ALLIANT TAX CREDIT FUND 31-A, LTD v. TAYLOR 8 ASSOCIATE

United States District Court, Eastern District of Michigan (2009)

Facts

Issue

Holding — Battani, J.

Rule

Reasoning

Deep Dive: How the Court Reached Its Decision

Partnership Agreement Provisions

The court began its reasoning by examining the terms of the Partnership Agreement, which explicitly allowed for the removal of the General Partner in the event of a major default. The Agreement defined "Major Default" to include material breaches, and it was established that Taylor 8 admitted to failing to satisfy the conditions of the construction loan. This failure constituted a clear breach of the Partnership's obligations, as the documents related to the loan were recognized as Project Documents under the Agreement. The court noted that the Administrative Limited Partner provided notice of default, thereby initiating the removal process. Taylor 8's acknowledgment of its inability to meet the conversion conditions provided no grounds for disputing the breach, thereby removing any genuine issue of material fact regarding the defaults.

Defense of Impossibility

Defendants argued that their failure to convert the construction loan was due to external factors, specifically the conduct of Bank of America, which they claimed created an impossibility defense. However, the court found that the circumstances did not meet the legal standards for such a defense under Michigan law. The court clarified that impossibility excuses liability only when performance becomes objectively impossible due to unforeseen circumstances, such as acts of God or legal prohibitions. The court emphasized that mere economic hardship or difficulty does not equate to impossibility, especially when the risks associated with financing and market conditions were foreseeable at the time of the Agreement's execution. As the potential for financing issues was anticipated, the court concluded that Taylor 8's failure to secure permanent financing could not be excused under the doctrine of impossibility.
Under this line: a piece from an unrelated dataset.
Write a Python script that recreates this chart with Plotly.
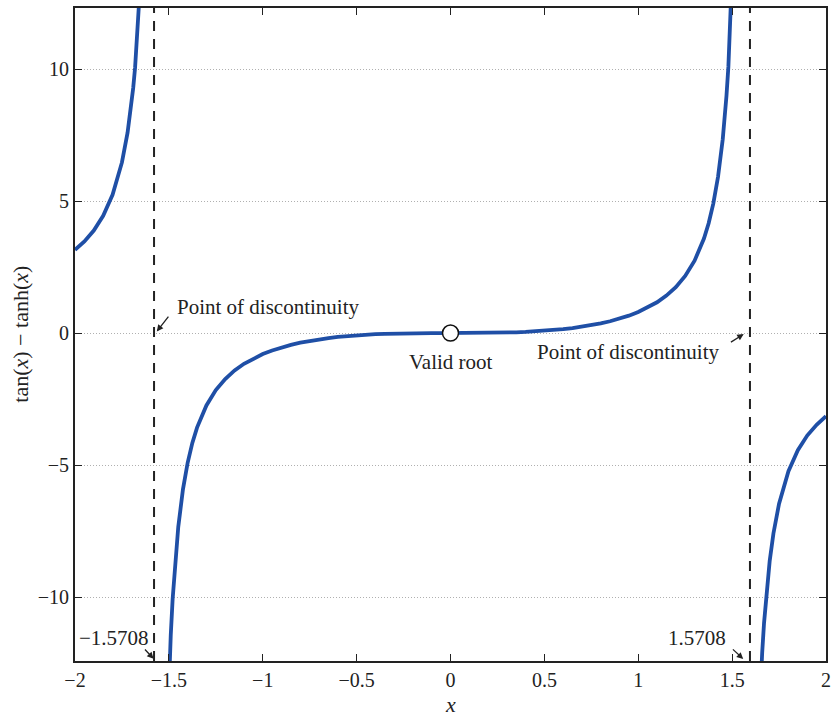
import plotly.graph_objects as go

# Branch left of -pi/2
x_left = [-2.0, -1.95, -1.9, -1.85, -1.8, -1.75, -1.72, -1.7, -1.69, -1.68, -1.67, -1.66, -1.65, -1.64]
y_left = [3.149, 3.472, 3.883, 4.439, 5.233, 6.462, 7.59, 8.632, 9.28, 10.05, 10.98, 12.11, 13.53, 15.36]

# Central branch
x_mid = [-1.51, -1.5, -1.49, -1.48, -1.47, -1.46, -1.45, -1.425, -1.4, -1.375, -1.35, -1.3, -1.25, -1.2,
         -1.15, -1.1, -1.05, -1.0, -0.95, -0.9, -0.85, -0.8, -0.75, -0.7, -0.65, -0.6, -0.55, -0.5,
         -0.45, -0.4, -0.35, -0.3, -0.25, -0.2, -0.15, -0.1, -0.05, 0.0,
         0.05, 0.1, 0.15, 0.2, 0.25, 0.3, 0.35, 0.4, 0.45, 0.5, 0.55, 0.6, 0.65, 0.7, 0.75, 0.8,
         0.85, 0.9, 0.95, 1.0, 1.05, 1.1, 1.15, 1.2, 1.25, 1.3, 1.35, 1.375, 1.4, 1.425, 1.45,
         1.46, 1.47, 1.48, 1.49, 1.5, 1.51]
y_mid = [-15.52, -13.20, -11.45, -10.08, -8.99, -8.09, -7.342, -5.92, -4.913, -4.16, -3.581, -2.740,
         -2.161, -1.739, -1.417, -1.164, -0.9615, -0.7958, -0.6586, -0.5439, -0.4473, -0.3656,
         -0.2965, -0.2379, -0.1885, -0.1471, -0.1126, -0.0842, -0.0612, -0.0428, -0.0287, -0.0180,
         -0.0104, -0.0053, -0.0023, -0.0007, -0.0001, 0.0,
         0.0001, 0.0007, 0.0023, 0.0053, 0.0104, 0.0180, 0.0287, 0.0428, 0.0612, 0.0842, 0.1126,
         0.1471, 0.1885, 0.2379, 0.2965, 0.3656, 0.4473, 0.5439, 0.6586, 0.7958, 0.9615, 1.164,
         1.417, 1.739, 2.161, 2.740, 3.581, 4.16, 4.913, 5.92, 7.342,
         8.09, 8.99, 10.08, 11.45, 13.20, 15.52]

# Branch right of +pi/2
x_right = [1.64, 1.65, 1.66, 1.67, 1.68, 1.69, 1.7, 1.72, 1.75, 1.8, 1.85, 1.9, 1.95, 2.0]
y_right = [-15.36, -13.53, -12.11, -10.98, -10.05, -9.28, -8.632, -7.59, -6.462, -5.233, -4.439, -3.883, -3.472, -3.149]

disc_x = [-1.5708, 1.5708]          # labelled discontinuities (arrow targets)
disc_line_x = [-1.579, 1.595]       # where the dashed lines sit in the picture
root_x = [0.0]
root_y = [0.0]

x_ticks = [-2, -1.5, -1, -0.5, 0, 0.5, 1, 1.5, 2]
x_tick_text = ["\u22122", "\u22121.5", "\u22121", "\u22120.5", "0", "0.5", "1", "1.5", "2"]
y_ticks = [-10, -5, 0, 5, 10]
y_tick_text = ["\u221210", "\u22125", "0", "5", "10"]

BLUE = "#1f4fa6"
FONT = "Liberation Serif"
YR = [-12.42, 12.31]

fig = go.Figure()
for xs, ys in [(x_left, y_left), (x_mid, y_mid), (x_right, y_right)]:
    fig.add_trace(go.Scatter(x=xs, y=ys, mode="lines", line=dict(color=BLUE, width=3.8),
                             showlegend=False, hoverinfo="skip"))

for xd in disc_line_x:
    fig.add_trace(go.Scatter(x=[xd, xd], y=YR, mode="lines",
                             line=dict(color="#222222", width=2, dash="10px,8px"),
                             showlegend=False, hoverinfo="skip"))

fig.add_trace(go.Scatter(x=root_x, y=root_y, mode="markers",
                         marker=dict(symbol="circle", size=16, color="white",
                                     line=dict(color="#111111", width=1.5)),
                         showlegend=False, hoverinfo="skip"))

ann_font = dict(family=FONT, size=21, color="#222222")
fig.add_annotation(x=disc_x[0], y=0, ax=14, ay=-18, xref="x", yref="y",
                   text="", showarrow=True, arrowhead=2, arrowsize=1, arrowwidth=1.3,
                   arrowcolor="#222222", standoff=2)
fig.add_annotation(x=-1.47, y=1.0, xref="x", yref="y", text="Point of discontinuity",
                   showarrow=False, xanchor="left", yanchor="middle", font=ann_font)
fig.add_annotation(x=disc_x[1], y=0, ax=-16, ay=10, xref="x", yref="y",
                   text="", showarrow=True, arrowhead=2, arrowsize=1, arrowwidth=1.3,
                   arrowcolor="#222222", standoff=2)
fig.add_annotation(x=1.447, y=-0.72, xref="x", yref="y", text="Point of discontinuity",
                   showarrow=False, xanchor="right", yanchor="middle", font=ann_font)
fig.add_annotation(x=0, y=-1.1, xref="x", yref="y", text="Valid root",
                   showarrow=False, xanchor="center", yanchor="middle", font=ann_font)
fig.add_annotation(x=disc_x[0], y=YR[0], ax=-12, ay=-13, xref="x", yref="y",
                   text="", showarrow=True, arrowhead=2, arrowsize=1, arrowwidth=1.3,
                   arrowcolor="#222222", standoff=3)
fig.add_annotation(x=-1.595, y=-11.55, xref="x", yref="y", text="\u22121.5708",
                   showarrow=False, xanchor="right", yanchor="middle", font=ann_font)
fig.add_annotation(x=disc_x[1], y=YR[0], ax=-14, ay=-13, xref="x", yref="y",
                   text="", showarrow=True, arrowhead=2, arrowsize=1, arrowwidth=1.3,
                   arrowcolor="#222222", standoff=3)
fig.add_annotation(x=1.48, y=-11.55, xref="x", yref="y", text="1.5708",
                   showarrow=False, xanchor="right", yanchor="middle", font=ann_font)

# axis titles as paper annotations
fig.add_annotation(x=0.5, y=-0.066, xref="paper", yref="paper", text="<i>x</i>",
                   showarrow=False, xanchor="center", yanchor="middle", height=16,
                   font=dict(family=FONT, size=22, color="#222222"))
fig.add_annotation(x=-0.073, y=0.5, xref="paper", yref="paper",
                   text="tan(<i>x</i>) \u2212 tanh(<i>x</i>)", textangle=-90,
                   showarrow=False, xanchor="center", yanchor="middle",
                   font=dict(family=FONT, size=22, color="#222222"))

fig.update_layout(
    width=831, height=712,
    margin=dict(l=75, r=5, t=8, b=51, autoexpand=False),
    paper_bgcolor="white", plot_bgcolor="white",
    font=dict(family=FONT, size=20, color="#222222"),
    xaxis=dict(range=[-2, 2], tickvals=x_ticks, ticktext=x_tick_text, automargin=False,
               showgrid=False, zeroline=False, showline=True, linecolor="#222222", linewidth=2,
               mirror="ticks", ticks="inside", ticklen=7, tickcolor="#222222", tickwidth=1.2),
    yaxis=dict(range=YR, tickvals=y_ticks, ticktext=y_tick_text, automargin=False,
               showgrid=True, gridcolor="#b0b0b0", griddash="1px,2px", gridwidth=1,
               zeroline=False, showline=True, linecolor="#222222", linewidth=2,
               mirror="ticks", ticks="inside", ticklen=7, tickcolor="#222222", tickwidth=1.2),
)

fig.write_html("out.html", config={"displayModeBar": False},
               post_script="document.body.style.margin='0';document.body.style.overflow='hidden';")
Material Breach Justification

The court further reasoned that the nature of the breach was significant enough to justify removal under the terms of the Partnership Agreement. The Agreement's provisions contemplated the possibility of a failure to secure financing, indicating that such an event was anticipated by both parties during the formation of the contract. The court highlighted that the very language of the contract suggested that the parties had accounted for the risks associated with financing. Since Taylor 8's failure to convert the construction loan was both a material breach and a foreseeable risk, this reinforced the court's determination that the breach justified the removal of Taylor 8 as the General Partner. In essence, the court concluded that the terms of the contract provided sufficient grounds for Plaintiffs to proceed with their motion for partial summary judgment.

Summary Judgment Standard

In reaching its decision, the court applied the standard for summary judgment as outlined in Rule 56(c). The court noted that it was required to grant summary judgment when there was no genuine issue of material fact and the moving party was entitled to judgment as a matter of law. The court assessed the evidence in the light most favorable to the non-moving party, which in this case was Taylor 8, but found that the defendants failed to present sufficient evidence to create a genuine issue for trial. The court underscored that mere allegations or denials were insufficient to withstand a properly supported motion for summary judgment. Ultimately, the court determined that, given the clear breach of the Partnership Agreement and the absence of a valid impossibility defense, summary judgment was warranted in favor of the Plaintiffs.

Conclusion of the Court

The court concluded by granting the Plaintiffs' Motion for Partial Summary Judgment, affirming their right to remove Taylor 8 as the General Partner of the partnership. The ruling established that Taylor 8's failure to meet its contractual obligations constituted a major default under the Partnership Agreement, justifying its removal. The court's decision clarified that external circumstances, including the alleged conduct of Bank of America, did not excuse the breach, as the risks were foreseeable and contemplated within the Agreement. Consequently, the court's ruling reinforced the enforceability of the Partnership Agreement's provisions regarding removal and the consequences of failing to fulfill contractual obligations. This decision emphasized the importance of adhering to the terms of partnership agreements in the face of economic challenges.